Unfortunately, during the process of writing, something went badly wrong. Although the main plot worked fine and my hero and heroine proved unusually biddable, two of my minor characters did not. They fell in love, without realising it, and at the end of the book they were left separated and not on speaking terms. Which would have been fine if I (and I hope the reader) didn’t know they were deeply attracted to one another and that their story was not over.
Because they were meant be together, no matter how difficult their path, plotting their story was fairly straightforward too. But that was I ran into another problem. In a series of books about the same people — such as Jenny Harper’s current Heartland series — it’s tricky enough to keep everyone’s stories straight. Jenny does it brilliantly. But with a sequel, where the plot driver of Book Two (in this case the relationship between the two protagonists) hinges on actions which they took in Book One…how do you tell the story?

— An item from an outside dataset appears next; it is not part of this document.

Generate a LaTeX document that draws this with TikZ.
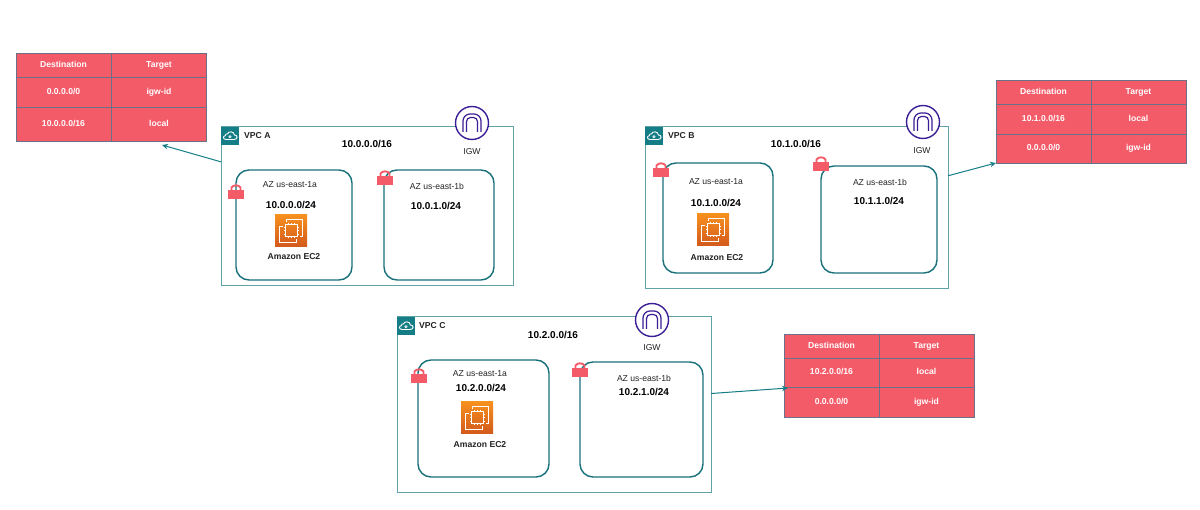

I can’t assume a reader has read Book One first, thought it would help if they had, and even if they had it might be a while before they get to Book Two. How much of the back story do I introduce? How soon? How much do I say about he characters, the relationships which have been introduced? If Leona is determined to go back to Italy to get Nico to apologise, though obviously she won’t acknowledge she’s in love with him (if she even knows) then how much do I have to put in about what their row was about — and how soon?
I haven’t resolved the issue yet. I’ve chopped and I’ve changed the opening several chapters. I’ve taken some sound advice thanks to which (you know who you are) it feels a whole lot better. But getting in the backstory without too much telling is proving harder than I anticipated.
I’m taking more advice, and any tips are welcome. Answers on a postcard, please!